Paola Bilancia, Lo Stato di Diritto come valore in una dimensione “spaziale”

Non è certo questa la sede per approfondire la tematica dello Stato di diritto, tematica sulla quale sono stai versati fiumi di inchiostro, ma sia sufficiente ricordare come questa locuzione abbia avuto connotati non sempre univoci nel tempo e nei territori, riflettendo le tradizioni giuridiche e sociali nelle quali essa veniva elaborata.
Com’è noto, lo stato di diritto nasce dalle ceneri dello Stato assoluto ed è consustanziale allo Stato liberale, anche se Carl Schmitt ricorda come col termine Stato di diritto si possono indicare differenti concezioni sia per i diversi significati da dare al termine diritto, sia rispetto alle molteplici organizzazioni implicite nel termine Stato.
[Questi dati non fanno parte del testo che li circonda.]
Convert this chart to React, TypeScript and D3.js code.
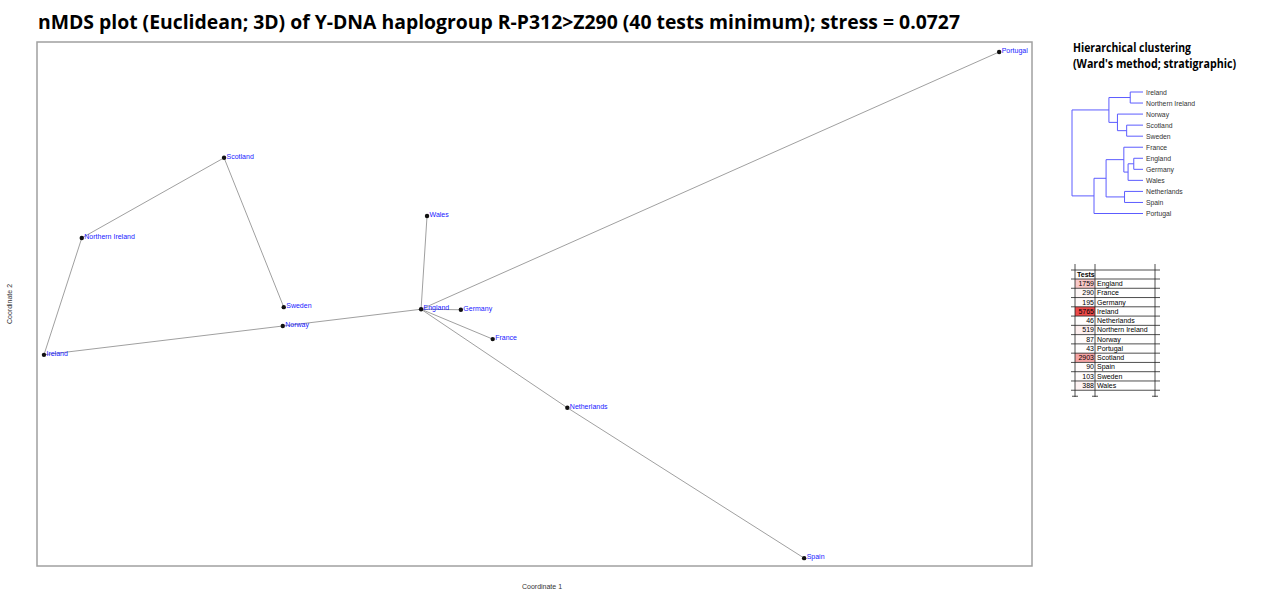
import * as d3 from "d3";

// nMDS coordinates
const countries = [
  "Portugal", "Scotland", "Wales", "Northern Ireland", "Sweden", "England",
  "Germany", "Norway", "France", "Ireland", "Netherlands", "Spain",
];
const coord1 = [0.467, -0.312, -0.108, -0.455, -0.252, -0.114, -0.074, -0.253, -0.042, -0.493, 0.033, 0.271];
const coord2 = [0.481, 0.279, 0.168, 0.126, -0.006, -0.01, -0.011, -0.042, -0.067, -0.097, -0.198, -0.485];

// minimum spanning tree links
const links: [string, string][] = [
  ["Ireland", "Northern Ireland"],
  ["Northern Ireland", "Scotland"],
  ["Scotland", "Sweden"],
  ["Ireland", "Norway"],
  ["Norway", "England"],
  ["England", "Wales"],
  ["England", "Portugal"],
  ["England", "Germany"],
  ["England", "France"],
  ["England", "Netherlands"],
  ["Netherlands", "Spain"],
];

// Ward's dendrogram (merge heights)
const tree: any = {
  h: 1.0,
  c: [
    { h: 0.48, c: [{ h: 0.18, c: ["Ireland", "Northern Ireland"] }, { h: 0.36, c: ["Norway", { h: 0.23, c: ["Scotland", "Sweden"] }] }] },
    {
      h: 0.69,
      c: [
        {
          h: 0.52,
          c: [
            { h: 0.27, c: ["France", { h: 0.21, c: [{ h: 0.13, c: ["England", "Germany"] }, "Wales"] }] },
            { h: 0.26, c: ["Netherlands", "Spain"] },
          ],
        },
        "Portugal",
      ],
    },
  ],
};

// test counts table
const tableNames = ["England", "France", "Germany", "Ireland", "Netherlands", "Northern Ireland", "Norway", "Portugal", "Scotland", "Spain", "Sweden", "Wales"];
const tableTests = [1759, 290, 195, 5765, 46, 519, 87, 43, 2903, 90, 103, 388];

const small = "'Liberation Sans', Arial, sans-serif";
const bold = "'Open Sans', 'Noto Sans', sans-serif";

const App = () => {
  const plot = { left: 37, top: 42, right: 1032, bottom: 566 };
  const x = d3.scaleLinear().domain([-0.5, 0.5]).range([plot.left, plot.right]);
  const y = d3.scaleLinear().domain([-0.5, 0.5]).range([plot.bottom, plot.top]);
  const pos = (n: string) => {
    const i = countries.indexOf(n);
    return [x(coord1[i]), y(coord2[i])];
  };

  // dendrogram
  const root = d3.hierarchy(tree, (d: any) => (typeof d === "string" ? null : d.c));
  const leaves = root.leaves();
  const ly = d3.scaleLinear().domain([0, leaves.length - 1]).range([92, 213.5]);
  const hx = d3.scaleLinear().domain([0, 1]).range([1143, 1072]);
  leaves.forEach((l: any, i) => (l.py = ly(i)));
  root.eachAfter((n: any) => {
    if (n.children) n.py = (n.children[0].py + n.children[n.children.length - 1].py) / 2;
    n.px = typeof n.data === "string" ? hx(0) : hx(n.data.h);
  });
  const dendroLines: string[] = [];
  root.each((n: any) => {
    if (!n.children) return;
    const ys = n.children.map((c: any) => c.py);
    dendroLines.push(`M${n.px},${d3.min(ys)}V${d3.max(ys)}`);
    n.children.forEach((c: any) => dendroLines.push(`M${n.px},${c.py}H${c.px}`));
  });

  // table
  const rowH = 9.27;
  const tTop = 270;
  const colX = [1075, 1095, 1155];
  const heat = d3.scaleLinear<string>().domain([0, d3.max(tableTests) as number]).range(["#ffffff", "#ec4a4a"]);
  const rowY = d3.range(tableNames.length + 2).map((i) => tTop + (i === 0 ? 0 : 9 + (i - 1) * rowH));
  const lastY = rowY[rowY.length - 1];

  return (
    <svg width={1280} height={607} style={{ position: "absolute", left: 0, top: 0, background: "#fff" }}>
      <text x={38} y={29} fontFamily={bold} fontWeight="bold" fontSize={20} textLength={922} lengthAdjust="spacingAndGlyphs" fill="#000">
        nMDS plot (Euclidean; 3D) of Y-DNA haplogroup R-P312&gt;Z290 (40 tests minimum); stress = 0.0727
      </text>

      <rect x={plot.left} y={plot.top} width={plot.right - plot.left} height={plot.bottom - plot.top} fill="none" stroke="#a0a0a0" strokeWidth={1.5} />

      {links.map(([a, b], i) => {
        const [x1, y1] = pos(a);
        const [x2, y2] = pos(b);
        return <line key={i} x1={x1} y1={y1} x2={x2} y2={y2} stroke="#a0a0a0" strokeWidth={1} />;
      })}
      {countries.map((c, i) => (
        <g key={c}>
          <circle cx={x(coord1[i])} cy={y(coord2[i])} r={2.2} fill="#111" />
          <text x={x(coord1[i]) + 2.5} y={y(coord2[i]) + 1} fontFamily={small} fontSize={7} fill="#2020ff">
            {c}
          </text>
        </g>
      ))}

      <text x={542} y={589} textAnchor="middle" fontFamily={small} fontSize={7} fill="#333">
        Coordinate 1
      </text>
      <text transform="translate(12,304) rotate(-90)" textAnchor="middle" fontFamily={small} fontSize={7} fill="#333">
        Coordinate 2
      </text>

      {/* dendrogram */}
      <text x={1073} y={52} fontFamily={bold} fontWeight="bold" fontSize={11.5} textLength={118} lengthAdjust="spacingAndGlyphs">
        Hierarchical clustering
      </text>
      <text x={1073} y={68} fontFamily={bold} fontWeight="bold" fontSize={11.5} textLength={163} lengthAdjust="spacingAndGlyphs">
        (Ward's method; stratigraphic)
      </text>
      <path d={dendroLines.join("")} fill="none" stroke="#5c5cff" strokeWidth={1} />
      {leaves.map((l: any) => (
        <text key={l.data} x={1146} y={l.py + 2.5} fontFamily={small} fontSize={6.8} fill="#333">
          {l.data}
        </text>
      ))}

      {/* tests table */}
      {tableTests.map((v, i) => (
        <rect key={i} x={colX[0]} y={rowY[i + 1]} width={colX[1] - colX[0]} height={rowH} fill={heat(v)} />
      ))}
      {rowY.map((yy, i) => (
        <line key={i} x1={1071} x2={1160} y1={yy} y2={yy} stroke="#222" strokeWidth={0.8} />
      ))}
      {colX.map((cx, i) => (
        <g key={i}>
          <line x1={cx} x2={cx} y1={264} y2={397} stroke="#222" strokeWidth={0.8} />
          <line x1={cx - 3} x2={cx + 3} y1={lastY + 6} y2={lastY + 6} stroke="#222" strokeWidth={0.8} />
        </g>
      ))}
      <text x={1077} y={tTop + 7} fontFamily={small} fontWeight="bold" fontSize={7} fill="#000">
        Tests
      </text>
      {tableNames.map((n, i) => (
        <g key={n}>
          <text x={colX[1] - 1} y={rowY[i + 1] + 7} textAnchor="end" fontFamily={small} fontSize={7} fill="#000">
            {tableTests[i]}
          </text>
          <text x={colX[1] + 2} y={rowY[i + 1] + 7} fontFamily={small} fontSize={7} fill="#000">
            {n}
          </text>
        </g>
      ))}
    </svg>
  );
};

export default App;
La vittoria della rappresentanza politica con la rivoluzione francese fece sì che il diritto apparisse essenzialmente sotto forma di legge, il diritto positivo fosse in sostanza la legge deliberata dai rappresentanti e il passaggio al principio della conformità alla legge di ogni attività dello Stato diveniva il carattere essenziale dello Stato di diritto, assegnandosi così un potere illimitato al legislatore, il solo in grado di limitare.
La legge crea il diritto oggettivo, la supremazia della legge si staglia su ogni tipo di attività dello Stato e la riserva di legge e, quindi il monopolio del legislatore, perimetra l’incidenza del potere sui diritti fondamentali di libertà; questi vengono assicurati quindi, in prima battuta, dal legislatore che diviene così il custode di ogni diritto, l’ultimo garante dell’ordine costituito, la fonte di ogni legalità. Il legislatore ha il monopolio della creazione del diritto cui farà seguito il principio della legalità dell’amministrazione che assoggetta alla legge tutta l’attività amministrativa: in definitiva, la conformità alla legge ed alla competenza (stabilita nella legge) finirà per creare un sistema chiuso di stato di diritto.
La teoria de l’Etat de droit, pertanto, affonda le sue radici nel pensiero illuminista e nella rivoluzione francese. La sua genesi è nella Dichiarazione dei diritti del 1789, che fungerà da preambolo anche alla costituzione del 1791 e ha come fondamento la garanzia dei diritti: “La libertà consiste nel poter fare tutto ciò che non nuoce ad altri: così, l’esercizio dei diritti naturali di ciascun uomo ha come limiti solo quelli che assicurano agli altri membri della società il godimento di quegli stessi diritti. Questi limiti possono essere determinati solo dalla Legge”. La legge è, in ultima istanza, la legge scritta, espressione della volontà generale espressa dall’organo rappresentativo. La garanzia dei diritti si accompagna, però, alla separazione dei poteri, quest’ultima necessaria perché ogni potere corrisponde o, meglio, è espressione di un segmento della società e costituisce il baluardo dello Stato liberale per evitare la concentrazione di potere.